### WHAT YOU HAVE TO DO:
Skip all pictures. Write out the data below from its first line through the line that contains "(br) -- cycle;".
----------------------------------------
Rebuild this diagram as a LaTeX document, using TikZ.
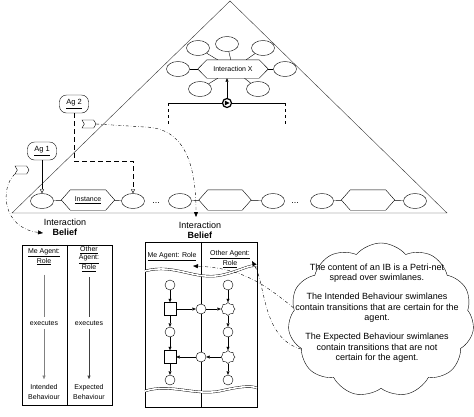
\documentclass[tikz,border=0pt]{standalone}
\usepackage{fontspec}
\setmainfont{Liberation Sans}
\usetikzlibrary{arrows.meta,positioning,shapes.geometric,shapes.symbols}
\tikzset{
  ell/.style   = {draw, ellipse, minimum width=23pt, minimum height=15pt, inner sep=0pt},
  hex/.style   = {minimum height=20pt, inner sep=1pt, font=\fontsize{7}{8}\selectfont,
                  append after command={\pgfextra{
                    \draw (\tikzlastnode.west) -- ([xshift=9pt]\tikzlastnode.north west)
                      -- ([xshift=-9pt]\tikzlastnode.north east) -- (\tikzlastnode.east)
                      -- ([xshift=-9pt]\tikzlastnode.south east)
                      -- ([xshift=9pt]\tikzlastnode.south west) -- cycle;}}},
  agent/.style = {draw, rounded corners=7pt, minimum width=29pt, minimum height=18pt,
                  inner sep=1pt, font=\fontsize{7.5}{8}\selectfont},
  flag/.style  = {draw, signal, signal to=east, signal from=west, signal pointer angle=120,
                  minimum width=14pt, minimum height=8pt, inner sep=0pt},
  plc/.style   = {draw, circle, fill=white, minimum size=10pt, inner sep=0pt},
  trn/.style   = {draw, fill=white, minimum width=12pt, minimum height=13pt, inner sep=0pt},
  ptr/.style   = {draw, cloud, cloud puffs=8, cloud ignores aspect, fill=white,
                  minimum width=14pt, minimum height=13pt, inner sep=0pt},
  lbl/.style   = {align=center, font=\fontsize{9}{10}\selectfont},
  hdr/.style   = {align=center, font=\fontsize{7}{8.5}\selectfont},
  colnote/.style = {align=center, font=\fontsize{7}{9.5}\selectfont},
  e/.style     = {-{Triangle[length=3.5pt,width=3pt]}},
  agarr/.style = {-{Triangle[open,length=4pt,width=4pt]}},
  link/.style  = {dash dot, -{Triangle[length=5pt,width=4pt]}},
}

\begin{document}
\begin{tikzpicture}[x=1pt,y=-1pt]
  \useasboundingbox (0,0) rectangle (474,416);
  % ---- interaction triangle ----
  \coordinate (apex) at (230,1);
  \coordinate (bl) at (12,213);
  \coordinate (br) at (447,213);
  \draw[black!80] (bl) -- (apex) -- (br) -- cycle;

  % ---- Interaction X with its beliefs ----
  \node[hex, minimum width=70pt, minimum height=18pt] (ix) at (233,69) {Interaction X};
  \node[ell] (x1) at (198,48) {};
  \node[ell] (x2) at (227,44) {};
  \node[ell] (x3) at (263,48) {};
  \node[ell] (x4) at (178,69) {};
  \node[ell] (x5) at (285,69) {};
  \node[ell] (x6) at (200,89) {};
  \node[ell] (x7) at (258,89) {};
  \foreach \n in {x1,x2,x3,x4,x5,x6,x7}
    \draw (\n) -- (ix);

  \node[draw, circle, line width=1.2pt, minimum size=9pt, inner sep=0pt] (orx) at (227,103) {};
  \fill (224.8,100.6) -- (229.6,103) -- (224.8,105.4) -- cycle;
  \draw[e] (orx) -- (orx |- ix.south);
  \coordinate (jl) at (168,126);
  \coordinate (jr) at (285,124);
  \draw (orx) -- (orx -| jl);
  \draw[dashed] (orx -| jl) -- (jl);
  \draw (orx) -- (orx -| jr);
  \draw[dashed] (orx -| jr) -- (jr);

  % ---- row of instances ----
  \node[ell] (r1) at (42,201) {};
  \node[hex, minimum width=53pt] (h1) at (88,200) {\underline{Instance}};
  \node[ell] (r2) at (133,201) {};
  \node[lbl] (dots1) at (156,203) {...};
  \node[ell] (r3) at (180,201) {};
  \node[hex, minimum width=52pt] (h2) at (225,200) {};
  \node[ell] (r4) at (273,201) {};
  \node[lbl] (dots2) at (295,203) {...};
  \node[ell] (r5) at (322,201) {};
  \node[hex, minimum width=53pt] (h3) at (368,200) {};
  \node[ell] (r6) at (415,201) {};
  \draw (r1) -- (h1) -- (r2);
  \draw (r3) -- (h2) -- (r4);
  \draw (r5) -- (h3) -- (r6);

  % ---- agents ----
  \node[agent] (ag1) at (42,151) {\underline{Ag 1}};
  \node[agent] (ag2) at (74,104) {\underline{Ag 2}};
  \draw[agarr] (ag1) -- (r1);
  \draw[agarr, dash pattern=on 5pt off 3pt] (ag2) -- ++(0,57) -| (r2);

  \node[flag] (f1) at (22,170) {};
  \node[flag] (f2) at (89,124) {};
  \node[lbl] (ib1) at (65,227) {Interaction\\\textbf{Belief}};
  \node[lbl] (ib2) at (200,230) {Interaction\\\textbf{Belief}};
  \coordinate (ib1in) at (43,233);
  \coordinate (ib2in) at (196,217);
  \draw[link] (f1.south west) .. controls (0,188) and (2,228) .. (ib1in);
  \draw[link] (f2.east) -- (145,127) .. controls (185,128) and (196,165) .. (ib2in);

  % ---- left: swimlanes ----
  \node[draw, minimum width=90pt, minimum height=160pt] (swl) at (67,325) {};
  \draw (swl.north) -- (swl.south);
  \node[hdr] (me1) at (44,257) {\underline{Me Agent:}\\\underline{Role}};
  \node[hdr] (ot1) at (89,259) {\underline{Other}\\\underline{Agent:}\\\underline{Role}};
  \node[colnote] (ex1) at (44,323) {executes};
  \node[colnote] (ex2) at (89,323) {executes};
  \node[colnote] (bh1) at (44,392) {Intended\\Behaviour};
  \node[colnote] (bh2) at (89,392) {Expected\\Behaviour};
  \draw[black!50, shorten <=6pt] (me1) -- (ex1);
  \draw[black!50, e, shorten >=2pt] (ex1) -- (bh1);
  \draw[black!75, line width=1pt, shorten <=2pt] (ot1) -- (ex2);
  \draw[black!75, line width=1pt, e, shorten >=2pt] (ex2) -- (bh2);

  % ---- right: Petri-net on swimlanes ----
  \node[draw, minimum width=112pt, minimum height=165pt] (swr) at (201,324.5) {};
  \draw (swr.north) -- (swr.south);
  \node[hdr] (me2) at (172,257) {\underline{Me Agent: Role}};
  \node[hdr] (ot2) at (230,259) {\underline{Other Agent:}\\\underline{Role}};
  \draw[double, double distance=1.6pt] (145,271) .. controls (175,263) and (195,281) .. (222,275)
    .. controls (240,271) and (250,264) .. (257,266);
  \draw[double, double distance=1.6pt] (145,391) .. controls (170,383) and (195,396) .. (220,391)
    .. controls (238,387) and (250,385) .. (257,388);

  \node[plc] (p1) at (170,285) {};
  \node[trn] (t1) at (170,309) {};
  \node[plc] (p2) at (170,332) {};
  \node[trn] (t2) at (170,357) {};
  \node[plc] (p3) at (170,380) {};
  \node[plc] (p4) at (201,309) {};
  \node[plc] (p5) at (201,357) {};
  \node[plc] (p6) at (228,285) {};
  \node[ptr] (c1) at (228,309) {};
  \node[plc] (p7) at (228,332) {};
  \node[ptr] (c2) at (228,357) {};
  \node[plc] (p8) at (228,380) {};
  \foreach \a/\b in {p1/t1,t1/p2,p2/t2,t2/p3,t1/p4,p4/c1,p6/c1,c1/p7,p7/c2,c2/p8,c2/p5,p5/t2}
    \draw[e] (\a) -- (\b);

  % ---- note ----
  \node[draw, cloud, cloud puffs=11, cloud puff arc=100, cloud ignores aspect,
        minimum width=186pt, minimum height=154pt] (note) at (381,320) {};
  \node[align=center, font=\fontsize{9}{10.3}\selectfont] (notetxt) at (377,313)
    {The content of an IB is a Petri-net\\spread over swimlanes.\\[9pt]
     The Intended Behaviour swimlanes\\contain transitions that are certain for the\\agent.\\[9pt]
     The Expected Behaviour swimlanes\\contain transitions that are not\\certain for the agent.};
  \coordinate (tipme) at (193,266);
  \coordinate (tipot) at (252,261);
  \draw[link] (note.172) .. controls (262,282) and (240,268) .. (tipme);
  \draw[link] (note.200) .. controls (262,338) and (266,285) .. (tipot);
\end{tikzpicture}
\end{document}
----------------------------------------
### COMPLETE ANSWER:
Rebuild this diagram as a LaTeX document, using TikZ.
\documentclass[tikz,border=0pt]{standalone}
\usepackage{fontspec}
\setmainfont{Liberation Sans}
\usetikzlibrary{arrows.meta,positioning,shapes.geometric,shapes.symbols}
\tikzset{
  ell/.style   = {draw, ellipse, minimum width=23pt, minimum height=15pt, inner sep=0pt},
  hex/.style   = {minimum height=20pt, inner sep=1pt, font=\fontsize{7}{8}\selectfont,
                  append after command={\pgfextra{
                    \draw (\tikzlastnode.west) -- ([xshift=9pt]\tikzlastnode.north west)
                      -- ([xshift=-9pt]\tikzlastnode.north east) -- (\tikzlastnode.east)
                      -- ([xshift=-9pt]\tikzlastnode.south east)
                      -- ([xshift=9pt]\tikzlastnode.south west) -- cycle;}}},
  agent/.style = {draw, rounded corners=7pt, minimum width=29pt, minimum height=18pt,
                  inner sep=1pt, font=\fontsize{7.5}{8}\selectfont},
  flag/.style  = {draw, signal, signal to=east, signal from=west, signal pointer angle=120,
                  minimum width=14pt, minimum height=8pt, inner sep=0pt},
  plc/.style   = {draw, circle, fill=white, minimum size=10pt, inner sep=0pt},
  trn/.style   = {draw, fill=white, minimum width=12pt, minimum height=13pt, inner sep=0pt},
  ptr/.style   = {draw, cloud, cloud puffs=8, cloud ignores aspect, fill=white,
                  minimum width=14pt, minimum height=13pt, inner sep=0pt},
  lbl/.style   = {align=center, font=\fontsize{9}{10}\selectfont},
  hdr/.style   = {align=center, font=\fontsize{7}{8.5}\selectfont},
  colnote/.style = {align=center, font=\fontsize{7}{9.5}\selectfont},
  e/.style     = {-{Triangle[length=3.5pt,width=3pt]}},
  agarr/.style = {-{Triangle[open,length=4pt,width=4pt]}},
  link/.style  = {dash dot, -{Triangle[length=5pt,width=4pt]}},
}

\begin{document}
\begin{tikzpicture}[x=1pt,y=-1pt]
  \useasboundingbox (0,0) rectangle (474,416);
  % ---- interaction triangle ----
  \coordinate (apex) at (230,1);
  \coordinate (bl) at (12,213);
  \coordinate (br) at (447,213);
  \draw[black!80] (bl) -- (apex) -- (br) -- cycle;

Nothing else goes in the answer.